For while Wilkins’ manner may have been abrasive, his concerns were routine at the time. Shortly before he died, Farmer explained to me how he vetted people for the Freedom Rides in 1961. “We had to screen them very carefully because we knew that if they found anything to throw at us, they would throw it. We checked for Communists, homosexuals, drug addicts. They had to be 21 or over, and have the approval of their parents. I personally interviewed people, and then would talk to their friends.”
When Randolph insisted on Rustin, Wilkins retorted: “You can take that on if you want. But don’t expect me to do anything about it when the trouble starts.”
The trouble came to a head less than a month before the march when segregationist senator Strom Thurmond took to the Senate floor to brand Rustin a “Communist, draft-dodger and homosexual,” entering into the congressional record a picture of Rustin talking to King while King was in a bathtub. But the attack came too late and from too poisoned a well to have any impact beyond rallying support for Rustin even from Wilkins. “I’m sure there were some homophobes in the movement,” said activist Eleanor Holmes. “But you knew how to behave when Strom Thurmond attacked.”

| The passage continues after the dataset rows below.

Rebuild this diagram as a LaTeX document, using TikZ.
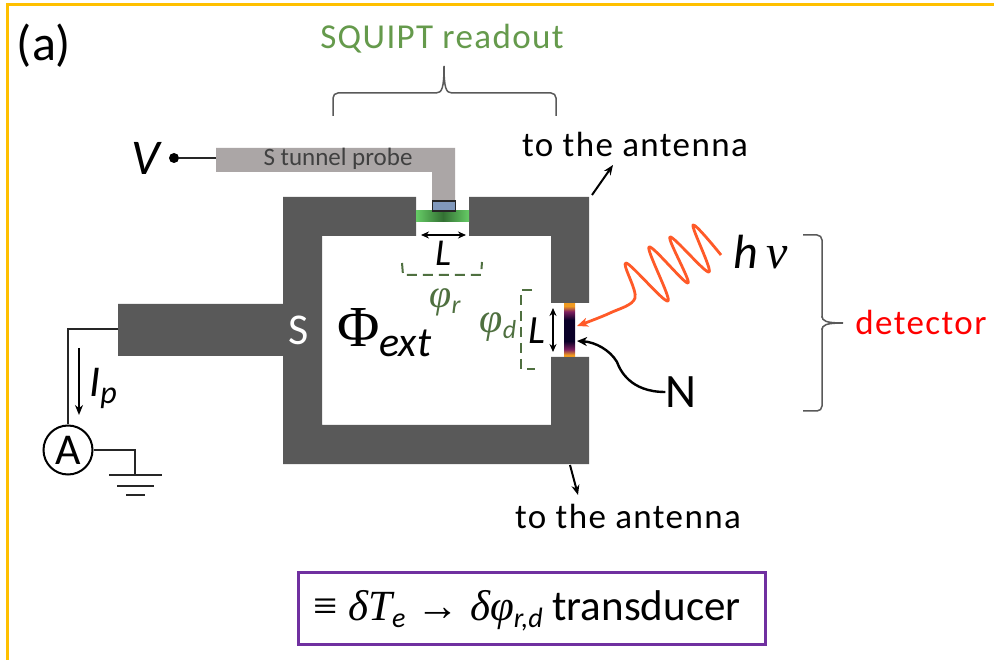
\documentclass[tikz,border=0pt]{standalone}
\usepackage{fontspec}
\setmainfont{Carlito}
\newfontfamily\spaced[LetterSpace=4]{Carlito}
\newfontfamily\serifgr{Liberation Serif}
\usetikzlibrary{arrows.meta,decorations.pathreplacing}
\definecolor{frameY}{HTML}{FFC000}
\definecolor{darkS}{HTML}{595959}
\definecolor{probeG}{HTML}{ABA6A6}
\definecolor{greenT}{HTML}{659A4C}
\definecolor{greenD}{HTML}{4F7040}
\definecolor{boxP}{HTML}{7030A0}
\definecolor{waveO}{HTML}{FF5A28}
\definecolor{blueP}{HTML}{8098BC}
\definecolor{jOrange}{HTML}{F09A20}
\definecolor{jPurple}{HTML}{802060}
\definecolor{jNavy}{HTML}{0A0028}
\pgfdeclareverticalshading{junct}{100bp}{color(0bp)=(jOrange); color(25bp)=(jOrange); color(27bp)=(jOrange); color(32bp)=(jPurple); color(40bp)=(jNavy); color(60bp)=(jNavy); color(68bp)=(jPurple); color(73bp)=(jOrange); color(100bp)=(jOrange)}
\tikzset{
  txt/.style={inner sep=0pt,font=\fontsize{#1}{#1}\selectfont},
  wire/.style={draw=black!85,line width=2pt},
  arrowthin/.style={black,line width=2pt,-{Stealth[length=10pt,width=8pt]}},
  dbl/.style={black,line width=1.8pt,{Stealth[length=8pt,width=7pt]}-{Stealth[length=8pt,width=7pt]}},
  brace/.style={draw=black!65,line width=1.5pt,rounded corners=5pt},
  bracket/.style={draw=greenD,line width=2pt,dash pattern=on 10pt off 6pt},
}
\begin{document}
\begin{tikzpicture}[x=1pt,y=-1pt]
\useasboundingbox (0,0) rectangle (994,660);
\fill[white] (0,0) rectangle (994,660);
% frame
\draw[frameY,line width=3pt] (7,660) -- (7,5) -- (994,5);
% superconducting loop
\fill[darkS] (283,197) -- (416,197) -- (416,236) -- (322,236) -- (322,425) -- (551,425) -- (551,357) -- (589,357) -- (589,464) -- (283,464) -- (283,356) -- (118,356) -- (118,304) -- (283,304) -- cycle;
\fill[darkS] (469,197) -- (589,197) -- (589,303) -- (551,303) -- (551,236) -- (469,236) -- cycle;
% probe
\fill[probeG] (216,148) -- (455,148) -- (455,202) -- (432,202) -- (432,172) -- (216,172) -- cycle;
\fill[left color=green!50!gray!80,right color=green!30!black!80] (416,211) rectangle (443,222);
\fill[left color=green!30!black!80,right color=green!50!gray!80] (443,211) rectangle (469,222);
\node[draw=black!85,fill=blueP,line width=1.2pt,minimum width=23pt,minimum height=10pt,inner sep=0pt] (tunnel) at (444,206) {};
% junction
\shade[shading=junct] (564,304) rectangle (575,357);
% dashed brackets
\draw[bracket] (402,263) -- (403,275) -- (481,275) -- (482,262);
\draw[bracket] (532,290) -- (521,290) -- (521,369) -- (535,369);
% length arrows
\coordinate (La) at (421,235); \coordinate (Lb) at (466,235);
\draw[dbl] (La) -- (Lb);
\coordinate (Lc) at (553,308); \coordinate (Ld) at (553,352);
\draw[dbl] (Lc) -- (Ld);
% labels
\node[txt=50] (a) at (44,46) {(a)};
\node[txt=35,text=greenT] (squipt) at (442,39) {{\spaced SQUIPT readout}};
\node[txt=25,text=black!75] (probe) at (338,159) {S tunnel probe};
\node[txt=35] (antA) at (635,144) {{\spaced to the antenna}};
\node[txt=35] (antB) at (628,516) {{\spaced to the antenna}};
\node[txt=44,text=white] (S) at (299,330) {S};
\node[txt=48] (N) at (681,392) {N};
\node[txt=35,text=red] (det) at (921,322) {{\spaced detector}};
\node[txt=50] (V) at (146,158) {\itshape V};
\node[txt=38] (L1) at (443,253) {\itshape L};
\node[txt=40] (L2) at (537,331) {\itshape L};
\node[txt=40,text=greenD] (pr) at (445,302) {{\serifgr\itshape φ}\raisebox{-6pt}{\fontsize{26}{26}\selectfont\itshape r}};
\node[txt=42,text=greenD] (pd) at (498,327) {{\serifgr\itshape φ}\raisebox{-6pt}{\fontsize{26}{26}\selectfont\itshape d}};
\node[txt=58,anchor=west] (phi) at (337,333) {{\serifgr Φ}\raisebox{-10pt}{\fontsize{42}{42}\selectfont\itshape ext}};
\node[txt=48,anchor=west] (hnu) at (733,252) {\itshape h\hspace{9pt}{\serifgr ν}};
\node[txt=44] (Ip) at (103,388) {\itshape I\raisebox{-7pt}{\fontsize{32}{32}\selectfont p}};
% V lead
\node[circle,fill=black,inner sep=0pt,minimum size=10pt] (Vdot) at (174,158) {};
\coordinate (probeL) at (216,158);
\draw[wire] (Vdot) -- (probeL);
% ammeter
\node[circle,draw=black,line width=2pt,minimum size=49pt,inner sep=0pt,font=\fontsize{44}{44}\selectfont] (A) at (68,450) {A};
\coordinate (stub) at (118,329);
\draw[wire] (stub) -- (68,329) -- (A.north);
\coordinate (gnd) at (135,475);
\draw[wire] (A.east) -- (135,450) -- (gnd);
\draw[wire] (109,475) -- (gnd) -- (162,475);
\draw[wire] (117,486) -- (154,486);
\draw[wire] (126,495) -- (145,495);
\coordinate (Ia) at (79,348); \coordinate (Ib) at (79,415);
\draw[arrowthin] (Ia) -- (Ib);
% antenna arrows
\coordinate (aa) at (592,195); \coordinate (ab) at (613,165);
\draw[arrowthin] (aa) -- (ab);
\coordinate (ac) at (570,465); \coordinate (ad) at (578,495);
\draw[arrowthin] (ac) -- (ad);
% photon
\draw[waveO,line width=2.8pt,line join=round,-{Stealth[length=11pt,width=9pt,inset=3pt]}]
  plot[smooth,tension=0.55] coordinates {(721,255) (693,225) (709,272) (670,237) (688,283) (649,247) (668,301) (626,263) (635,298) (610,313) (577,326)};
% N pointer
\coordinate (Nend) at (577,341);
\draw[black,line width=2.4pt,-{Stealth[length=10pt,width=9pt,inset=3pt]}] (N.west) .. controls (630,392) and (620,370) .. (617,362) .. controls (610,350) and (595,342) .. (Nend);
% braces
\draw[brace] (333,116) -- (333,93) -- (436,93) ;
\draw[brace] (556,116) -- (556,93) -- (452,93);
\draw[draw=black!65,line width=1.5pt] (436,93) .. controls (442,93) and (444,88) .. (444,66) .. controls (444,88) and (446,93) .. (452,93);
\draw[brace] (803,235) -- (822,235) -- (822,318);
\draw[brace] (803,411) -- (822,411) -- (822,328);
\draw[draw=black!65,line width=1.5pt] (822,316) .. controls (822,321) and (826,323) .. (843,323) .. controls (826,323) and (822,325) .. (822,330);
% caption
\node[draw=boxP,line width=3pt,minimum width=467pt,minimum height=72pt,inner sep=0pt] (cap) at (532,608.5) {};
\node[txt=43] (captxt) at (527,611)
 {{\serifgr ≡ \itshape δT}\raisebox{-7pt}{\fontsize{28}{28}\selectfont\itshape e}{\serifgr\ → \itshape δφ}\raisebox{-7pt}{\fontsize{28}{28}\selectfont\itshape r,d}\ transducer};
\end{tikzpicture}
\end{document}
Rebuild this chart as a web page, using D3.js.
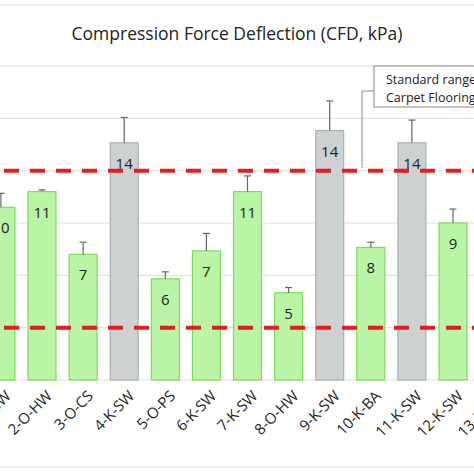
<!DOCTYPE html><html><head><meta charset="utf-8"><script src="https://cdn.jsdelivr.net/npm/d3@7"></script>
<style>body{margin:0;background:#fff}text{font-family:"Open Sans",sans-serif}</style></head><body><script>
const categories=["1-K-SW","2-O-HW","3-O-CS","4-K-SW","5-O-PS","6-K-SW","7-K-SW","8-O-HW","9-K-SW","10-K-BA","11-K-SW","12-K-SW","13-K-SW"];
const values=[9.9,10.8,7.2,13.6,5.8,7.4,10.8,5.0,14.3,7.6,13.6,9.0,10];
const errTop=[10.7,10.9,7.9,15.05,6.2,8.4,11.7,5.3,16.0,7.9,14.9,9.8,11];
const labels=["10","11","7","14","6","7","11","5","14","8","14","9","10"];
const grey=[false,false,false,true,false,false,false,false,true,false,true,false,false];
const yTicks=[0,3,6,9,12,15,18];
const standardRange=[3,12];
const W=474,H=474;
const svg=d3.select("body").append("svg").attr("width",W).attr("height",H);
svg.append("line").attr("x1",0).attr("x2",W).attr("y1",5).attr("y2",5).attr("stroke","#ddd");
svg.append("line").attr("x1",0).attr("x2",W).attr("y1",467).attr("y2",467).attr("stroke","#ddd");
svg.append("text").attr("x",237).attr("y",40).attr("text-anchor","middle").attr("font-size",17.5).attr("fill","#222").text("Compression Force Deflection (CFD, kPa)");
const step=41.1,x0=-19.65;
const x=d3.scaleBand().domain(categories).range([x0,x0+step*categories.length]).paddingInner(0.32).paddingOuter(0.16);
const y=d3.scaleLinear().domain([0,18]).range([380,66]);
svg.append("g").selectAll("line").data(yTicks).join("line").attr("x1",0).attr("x2",W).attr("y1",d=>y(d)).attr("y2",d=>y(d)).attr("stroke","#ddd");
const g=svg.append("g");
g.selectAll("rect").data(categories).join("rect").attr("x",d=>x(d)).attr("width",x.bandwidth())
 .attr("y",(d,i)=>y(values[i])).attr("height",(d,i)=>y(0)-y(values[i]))
 .attr("fill",(d,i)=>grey[i]?"#ccd1d2":"#b9f5a5").attr("stroke",(d,i)=>grey[i]?"#aab0b2":"#7ddb5a").attr("stroke-width",1.2);
categories.forEach((c,i)=>{const cx=x(c)+x.bandwidth()/2;
 g.append("line").attr("x1",cx).attr("x2",cx).attr("y1",y(values[i])).attr("y2",y(errTop[i])).attr("stroke","#666").attr("stroke-width",1.2);
 g.append("line").attr("x1",cx-3.5).attr("x2",cx+3.5).attr("y1",y(errTop[i])).attr("y2",y(errTop[i])).attr("stroke","#666").attr("stroke-width",1.2);
 g.append("text").attr("x",cx).attr("y",y(values[i])+26).attr("text-anchor","middle").attr("font-size",15).attr("fill","#222").text(labels[i]);
 g.append("text").attr("transform",`translate(${cx+11},397) rotate(-45)`).attr("text-anchor","end").attr("font-size",15).attr("fill","#222").text(c);
});
svg.append("g").selectAll("line").data(standardRange).join("line").attr("x1",0).attr("x2",W).attr("y1",d=>y(d)).attr("y2",d=>y(d))
 .attr("stroke","#e0201c").attr("stroke-width",4).attr("stroke-dasharray","15 11").attr("stroke-dashoffset",-4);
svg.append("polyline").attr("points",`375,91 362,91 362,${y(12)-3}`).attr("fill","none").attr("stroke","#888");
svg.append("rect").attr("x",374).attr("y",66).attr("width",120).attr("height",41).attr("fill","#fff").attr("stroke","#888");
svg.append("text").attr("x",386).attr("y",84).attr("font-size",12.5).attr("fill","#222").text("Standard range for");
svg.append("text").attr("x",386).attr("y",102).attr("font-size",12.5).attr("fill","#222").text("Carpet Flooring");
</script></body></html>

History turned out to be kinder to Rustin than it was to Thurmond. On Thurmond’s death it transpired that the whole time he was railing against integration he had a black daughter by a family maid. Rustin, meanwhile, will now be honoured at a time when gay equality has majority support by a black president in his second term.
“We are a people,” wrote Alice Walker in her essay, Zora Neale Hurston: a Cautionary Tale and a Partisan View. “A people do not throw their geniuses away. And if they are thrown away, it is our duty as artists and as witnesses for the future to collect them again for the sake of our children and, if necessary, bone by bone.”